Tokelau’s entire population would fit inside four jumbo jets, and its per-capita income is around $1,000 per year.
So its greenhouse gas output is an infinitesimal fraction of the global total.
Now, calling Tokelau a “country” is something of an issue. The three atolls constitute a New Zealand territory, which depends almost exclusively on New Zealand’s budget for its finances, with little indigenous wealth creation.
But government is largely self-administered and it has some trappings of nationhood - for example, competing in international sporting events under its own banner - and ended up under New Zealand’s aegis only because of its colonial history.
So why is tiny Tokelau taking the 100%-renewables path?
Droughts
The electricity mix will be about 93% solar photovoltaic cells, and 7% biodiesel made locally from coconut oil.
In part, it’s sound economics.
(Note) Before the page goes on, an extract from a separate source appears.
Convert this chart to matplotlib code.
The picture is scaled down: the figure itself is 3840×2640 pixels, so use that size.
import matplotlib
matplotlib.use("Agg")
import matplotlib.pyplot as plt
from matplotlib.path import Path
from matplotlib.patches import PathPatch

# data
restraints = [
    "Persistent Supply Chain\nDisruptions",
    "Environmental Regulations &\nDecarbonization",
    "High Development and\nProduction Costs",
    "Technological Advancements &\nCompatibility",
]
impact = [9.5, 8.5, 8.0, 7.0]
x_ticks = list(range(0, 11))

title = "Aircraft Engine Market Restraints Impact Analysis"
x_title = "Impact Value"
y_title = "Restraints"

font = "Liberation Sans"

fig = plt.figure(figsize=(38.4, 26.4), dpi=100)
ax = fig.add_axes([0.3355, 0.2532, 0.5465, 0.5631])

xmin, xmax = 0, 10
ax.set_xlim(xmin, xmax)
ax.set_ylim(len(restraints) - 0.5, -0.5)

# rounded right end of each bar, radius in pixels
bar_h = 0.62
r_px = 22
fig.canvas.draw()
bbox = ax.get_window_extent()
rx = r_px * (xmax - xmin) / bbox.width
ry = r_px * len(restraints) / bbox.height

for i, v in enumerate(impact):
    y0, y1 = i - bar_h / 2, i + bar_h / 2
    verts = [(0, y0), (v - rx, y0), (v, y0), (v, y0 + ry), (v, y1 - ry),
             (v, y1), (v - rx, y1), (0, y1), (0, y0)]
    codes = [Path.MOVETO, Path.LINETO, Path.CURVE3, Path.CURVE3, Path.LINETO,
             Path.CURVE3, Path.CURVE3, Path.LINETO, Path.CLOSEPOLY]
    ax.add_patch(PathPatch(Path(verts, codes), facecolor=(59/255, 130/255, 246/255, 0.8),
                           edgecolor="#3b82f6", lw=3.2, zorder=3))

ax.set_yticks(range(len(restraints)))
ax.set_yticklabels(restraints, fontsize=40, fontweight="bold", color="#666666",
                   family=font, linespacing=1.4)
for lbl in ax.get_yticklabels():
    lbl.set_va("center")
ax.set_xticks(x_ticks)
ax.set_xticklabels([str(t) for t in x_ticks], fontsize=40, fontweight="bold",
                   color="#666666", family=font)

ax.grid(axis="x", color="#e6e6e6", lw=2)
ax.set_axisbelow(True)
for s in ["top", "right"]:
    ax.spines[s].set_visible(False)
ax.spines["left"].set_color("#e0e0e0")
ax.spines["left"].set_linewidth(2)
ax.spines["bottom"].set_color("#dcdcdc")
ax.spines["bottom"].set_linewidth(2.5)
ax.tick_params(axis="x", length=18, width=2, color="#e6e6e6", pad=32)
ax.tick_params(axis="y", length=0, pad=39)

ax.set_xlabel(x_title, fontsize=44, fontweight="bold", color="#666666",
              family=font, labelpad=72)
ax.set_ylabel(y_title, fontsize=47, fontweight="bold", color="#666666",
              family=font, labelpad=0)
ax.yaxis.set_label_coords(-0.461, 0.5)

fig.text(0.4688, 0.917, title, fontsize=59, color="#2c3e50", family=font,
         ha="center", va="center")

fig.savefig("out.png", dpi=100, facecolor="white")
Fossil fuels might be cheaper in many parts of the world - but when they have to be transported in relatively small amounts across thousands of kilometres of ocean, the cost equation changes.
That might have been a factor in the New Zealand government’s decision to fund the majority of the cost.
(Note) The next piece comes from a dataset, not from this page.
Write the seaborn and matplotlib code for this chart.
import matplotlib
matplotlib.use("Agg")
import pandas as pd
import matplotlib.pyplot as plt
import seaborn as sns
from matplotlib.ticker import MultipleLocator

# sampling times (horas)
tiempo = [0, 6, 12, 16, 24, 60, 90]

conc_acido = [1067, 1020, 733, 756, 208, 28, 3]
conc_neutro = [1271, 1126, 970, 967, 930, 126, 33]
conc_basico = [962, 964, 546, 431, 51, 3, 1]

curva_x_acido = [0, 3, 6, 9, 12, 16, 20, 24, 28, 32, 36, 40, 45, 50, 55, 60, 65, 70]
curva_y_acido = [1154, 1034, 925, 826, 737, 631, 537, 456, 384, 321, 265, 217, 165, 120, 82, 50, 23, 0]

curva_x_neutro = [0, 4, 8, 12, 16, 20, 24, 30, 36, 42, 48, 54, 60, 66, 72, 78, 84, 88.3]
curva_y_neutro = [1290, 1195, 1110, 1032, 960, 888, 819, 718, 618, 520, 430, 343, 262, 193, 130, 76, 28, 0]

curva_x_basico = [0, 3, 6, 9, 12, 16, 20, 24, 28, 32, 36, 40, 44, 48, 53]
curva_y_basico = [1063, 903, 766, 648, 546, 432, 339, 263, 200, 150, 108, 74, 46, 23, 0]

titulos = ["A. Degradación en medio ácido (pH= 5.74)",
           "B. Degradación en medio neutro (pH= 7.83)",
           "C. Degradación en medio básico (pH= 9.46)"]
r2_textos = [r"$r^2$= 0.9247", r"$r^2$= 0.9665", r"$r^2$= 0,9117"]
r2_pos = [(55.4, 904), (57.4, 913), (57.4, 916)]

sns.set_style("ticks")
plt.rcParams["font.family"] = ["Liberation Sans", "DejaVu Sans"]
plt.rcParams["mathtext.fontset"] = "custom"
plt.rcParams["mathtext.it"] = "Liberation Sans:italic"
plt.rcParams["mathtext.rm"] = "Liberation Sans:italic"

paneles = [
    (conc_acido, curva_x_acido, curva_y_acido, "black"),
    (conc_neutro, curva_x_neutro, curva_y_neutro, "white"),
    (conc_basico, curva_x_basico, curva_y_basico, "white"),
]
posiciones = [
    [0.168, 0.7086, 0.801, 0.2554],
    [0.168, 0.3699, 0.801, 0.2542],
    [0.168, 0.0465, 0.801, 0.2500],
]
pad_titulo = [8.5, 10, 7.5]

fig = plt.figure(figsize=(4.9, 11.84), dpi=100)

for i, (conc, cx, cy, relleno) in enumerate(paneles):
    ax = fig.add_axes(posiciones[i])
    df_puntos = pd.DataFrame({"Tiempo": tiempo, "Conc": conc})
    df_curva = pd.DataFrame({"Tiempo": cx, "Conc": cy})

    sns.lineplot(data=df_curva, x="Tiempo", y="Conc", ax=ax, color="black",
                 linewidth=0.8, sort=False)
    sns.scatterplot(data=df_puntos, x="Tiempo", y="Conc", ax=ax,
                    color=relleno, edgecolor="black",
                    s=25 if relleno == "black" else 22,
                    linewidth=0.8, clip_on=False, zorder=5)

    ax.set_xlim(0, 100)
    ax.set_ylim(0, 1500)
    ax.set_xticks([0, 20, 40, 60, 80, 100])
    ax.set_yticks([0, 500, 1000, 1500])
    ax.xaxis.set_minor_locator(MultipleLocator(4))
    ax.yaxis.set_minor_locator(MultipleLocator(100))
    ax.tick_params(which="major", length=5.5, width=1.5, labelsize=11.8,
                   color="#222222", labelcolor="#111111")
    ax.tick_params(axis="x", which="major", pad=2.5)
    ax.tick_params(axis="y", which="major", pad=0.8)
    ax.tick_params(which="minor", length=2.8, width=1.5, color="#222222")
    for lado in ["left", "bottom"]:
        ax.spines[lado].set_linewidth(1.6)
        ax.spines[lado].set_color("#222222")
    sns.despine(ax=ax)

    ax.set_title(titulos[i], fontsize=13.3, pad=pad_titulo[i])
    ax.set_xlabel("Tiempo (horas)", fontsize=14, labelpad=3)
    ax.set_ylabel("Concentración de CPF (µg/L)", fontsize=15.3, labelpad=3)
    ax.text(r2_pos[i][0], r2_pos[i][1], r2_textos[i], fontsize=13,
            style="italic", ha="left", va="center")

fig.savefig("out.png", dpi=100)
But the Tokelauans say the main factor is concern over climate impacts, and a desire to show it can be done.
A drought earlier this year, caused by changing rainfall patterns, was severe enough that drinking water had to be shipped from New Zealand.
The droughts are typically linked to La Nina conditions, Mr Toloa said - but there’s concern that climate change is exacerbating the pattern. “We had a seven month spell of no rain,” he said.
“In the two previous droughts we could use groundwater, so we didn’t need to call for help.
“But this time, because of the contamination of the groundwater, the salination, because of the inundation of the land from the sea, we couldn’t use it.”
Mr Toloa, a former ulu (government leader), said the islanders were feeling other effects that they presumed were related to climate change.
“The land has been affected, there’s a loss of species in the lagoon, changes in the fish-spawning cycles outside the lagoon - a whole set of things that are affected.
“My heart is really heavy as a result of the climate-change situation.”
Not all of these impacts may be climate-related. Ocean life, for example, is being affected by industrial-scale fishing and marine pollution, to name but two.
But climate change is on Tokelauan minds, probably because the future for atolls that rise only two metres at their maximum above the waves is not, currently, a happy one.
Which is why, if things go according to plan, one of the smallest and poorest and most isolated places on the planet will soon take the plunge that so many vastly bigger nations say they want to make in the next few decades.